The ongoing excavation of the Roman House of the Amphitheater in Mérida, Spain, has made another extraordinary discovery. In the apodyterium (the changing room of a Roman bath) of the suburban villa, archaeologists found an intact iron grate that was once mounted in the window. These are very rare finds, but it is the second one to be discovered at the villa. The first was found in the kitchen of the domus 60 years ago.

The apodyterium window grate was part of the exterior wall of the room. It became dislodged when the wall and ceiling collapsed, which is why bricks and tegulae (roof tiles) were found pinned underneath it.

Roman villas had few external windows. They had open interior spaces — atria, peristyle gardens — to bring light and air to the rooms, so most of the windows were in the interior walls. The exterior windows were either very small or barred with grills to prevent break-ins.
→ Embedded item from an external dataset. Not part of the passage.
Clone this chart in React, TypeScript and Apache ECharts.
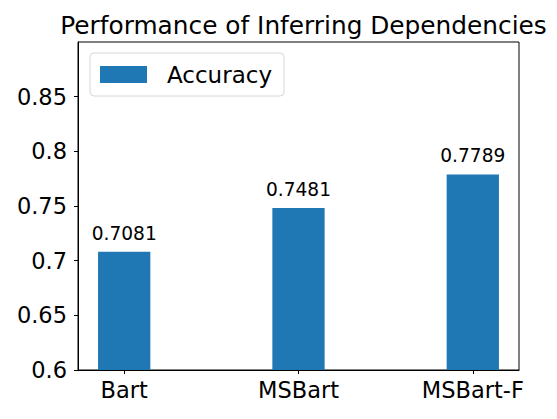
import React, { useEffect, useRef } from "react";
import * as echarts from "echarts";

const categories = ["Bart", "MSBart", "MSBart-F"];
const accuracy = [0.7081, 0.7481, 0.7789];
const yTicks = { min: 0.6, max: 0.9, interval: 0.05 };
const seriesName = "Accuracy";
const titleText = "Performance of Inferring Dependencies";

const FONT = "DejaVu Sans";
const W = 557;
const H = 419;
const GRID = { left: 78, right: 38, top: 42, bottom: 49 };
const X_MIN = -0.265;
const X_MAX = 2.265;
const BAR_FRAC = 0.3;

export default function App() {
  const ref = useRef<HTMLDivElement>(null);
  useEffect(() => {
    if (!ref.current) return;
    const chart = echarts.init(ref.current, undefined, { renderer: "svg" });
    const plotW = W - GRID.left - GRID.right;
    const barWidth = (plotW / (X_MAX - X_MIN)) * BAR_FRAC;
    const idx = categories.map((_, i) => i);
    chart.setOption({
      animation: false,
      backgroundColor: "#ffffff",
      title: {
        text: titleText,
        left: GRID.left + plotW / 2,
        textAlign: "center",
        top: 8,
        textStyle: { fontFamily: FONT, fontSize: 24.8, fontWeight: "normal", color: "#000" },
      },
      legend: {
        data: [seriesName],
        left: 90,
        top: 53,
        orient: "vertical",
        padding: [10, 12, 10, 10],
        itemWidth: 47,
        itemHeight: 17,
        icon: "rect",
        borderColor: "#d6d6d6",
        borderWidth: 1,
        borderRadius: 4,
        backgroundColor: "rgba(255,255,255,0.8)",
        textStyle: { fontFamily: FONT, fontSize: 23, color: "#000", padding: [0, 0, 0, 15] },
      },
      grid: {
        ...GRID,
        show: true,
        borderColor: "#000",
        borderWidth: 1,
        backgroundColor: "transparent",
      },
      xAxis: {
        type: "value",
        min: X_MIN,
        max: X_MAX,
        splitLine: { show: false },
        axisLine: { show: true, onZero: false, lineStyle: { color: "#000" } },
        axisTick: { show: true, length: 4, customValues: idx, lineStyle: { color: "#000" } },
        axisLabel: {
          customValues: idx,
          formatter: (v: number) => categories[Math.round(v)] ?? "",
          fontFamily: FONT,
          fontSize: 22.5,
          color: "#000",
          margin: 8,
        },
      },
      yAxis: {
        type: "value",
        min: yTicks.min,
        max: yTicks.max,
        interval: yTicks.interval,
        splitLine: { show: false },
        axisLine: { show: true, onZero: false, lineStyle: { color: "#000" } },
        axisTick: { show: true, length: 4, lineStyle: { color: "#000" } },
        axisLabel: {
          showMaxLabel: false,
          formatter: (v: number) => String(parseFloat(v.toFixed(2))),
          fontFamily: FONT,
          fontSize: 22.5,
          color: "#000",
          margin: 11,
        },
      },
      series: [
        {
          name: seriesName,
          type: "bar",
          data: accuracy.map((v, i) => [i, v]),
          barWidth,
          itemStyle: { color: "#1f77b4" },
          label: {
            show: true,
            position: "top",
            distance: 9,
            formatter: (p: any) => p.value[1].toFixed(4),
            fontFamily: FONT,
            fontSize: 18.6,
            color: "#000",
          },
        },
      ],
    });
    return () => chart.dispose();
  }, []);
  return (
    <div
      ref={ref}
      style={{ position: "absolute", left: 0, top: 0, width: W, height: H }}
    />
  );
}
Few of these grates have survived, with the most notable examples at Herculaneum where they not only survived, but survived in situ, still embedded in the wooden window casings.

Only in the 1st century did glass blowers figure out how to make panes, but glass windows were prohibitively expensive and only affordable to the wealthiest Romans. A more affordable option was lapis specularis, a translucent selenitic gypsum extracted from mines in Spain, Sicily, Asia Minor and North Africa. Lapis specularis could be easily cut to size and split into thin layers, and it held up remarkably well to the elements, as long it didn’t get broken. According to Pliny, the best and clearest lapis specularis mined in sheets up to five feet wide was found in the area around Segóbriga, central Spain.

The House of the Amphitheater’s window grill was consolidated in situ, painted with plaster to keep the bars, corrosion materials and all, from being damaged in transport. It was lifted and moved to the National Museum of Roman Art where it will be cleaned and restored for eventual display.